►
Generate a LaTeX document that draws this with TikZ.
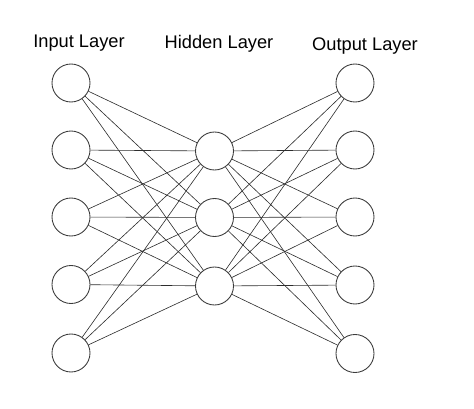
\documentclass[tikz,border=0pt]{standalone}
\usepackage{fontspec}
\setmainfont{Liberation Sans}
\usetikzlibrary{positioning}
\definecolor{nnline}{RGB}{45,45,45}
\definecolor{nnring}{RGB}{60,60,60}

\begin{document}
\begin{tikzpicture}[x=0.02cm, y=-0.02cm,
    neuron/.style={circle, draw=nnring, line width=0.5pt, fill=white, minimum size=0.76cm, inner sep=0pt},
    synapse/.style={nnline, line width=0.35pt},
    layerlabel/.style={font=\fontsize{10.4}{12}\selectfont, anchor=base}]
  \useasboundingbox (0,0) rectangle (474,409);
  % --- labels ---
  \node[layerlabel] (lblIn) at (79,48) {Input Layer};
  \node[layerlabel] (lblHid) at (219,49) {Hidden Layer};
  \node[layerlabel] (lblOut) at (365,50.5) {Output Layer};
  % --- neurons ---
  \foreach \i/\y in {1/83, 2/150, 3/217, 4/284.5, 5/353}
    \node[neuron] (in\i) at (71,\y) {};
  \foreach \j/\y in {1/151, 2/217.5, 3/286}
    \node[neuron] (hid\j) at (214.5,\y) {};
  \foreach \k/\y in {1/83, 2/150, 3/217, 4/285, 5/353.5}
    \node[neuron] (out\k) at (355,\y) {};
  % --- connections ---
  \foreach \i in {1,...,5}
    \foreach \j in {1,2,3}
      \draw[synapse] (in\i) -- (hid\j);
  \foreach \j in {1,2,3}
    \foreach \k in {1,...,5}
      \draw[synapse] (hid\j) -- (out\k);
\end{tikzpicture}
\end{document}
◄
Task to carry out: Transcribe the material exactly, leaving every picture out.

Response for this exercise:
Generate a LaTeX document that draws this with TikZ.
\documentclass[tikz,border=0pt]{standalone}
\usepackage{fontspec}
\setmainfont{Liberation Sans}
\usetikzlibrary{positioning}
\definecolor{nnline}{RGB}{45,45,45}
\definecolor{nnring}{RGB}{60,60,60}

\begin{document}
\begin{tikzpicture}[x=0.02cm, y=-0.02cm,
    neuron/.style={circle, draw=nnring, line width=0.5pt, fill=white, minimum size=0.76cm, inner sep=0pt},
    synapse/.style={nnline, line width=0.35pt},
    layerlabel/.style={font=\fontsize{10.4}{12}\selectfont, anchor=base}]
  \useasboundingbox (0,0) rectangle (474,409);
  % --- labels ---
  \node[layerlabel] (lblIn) at (79,48) {Input Layer};
  \node[layerlabel] (lblHid) at (219,49) {Hidden Layer};
  \node[layerlabel] (lblOut) at (365,50.5) {Output Layer};
  % --- neurons ---
  \foreach \i/\y in {1/83, 2/150, 3/217, 4/284.5, 5/353}
    \node[neuron] (in\i) at (71,\y) {};
  \foreach \j/\y in {1/151, 2/217.5, 3/286}
    \node[neuron] (hid\j) at (214.5,\y) {};
  \foreach \k/\y in {1/83, 2/150, 3/217, 4/285, 5/353.5}
    \node[neuron] (out\k) at (355,\y) {};
  % --- connections ---
  \foreach \i in {1,...,5}
    \foreach \j in {1,2,3}
      \draw[synapse] (in\i) -- (hid\j);
  \foreach \j in {1,2,3}
    \foreach \k in {1,...,5}
      \draw[synapse] (hid\j) -- (out\k);
\end{tikzpicture}
\end{document}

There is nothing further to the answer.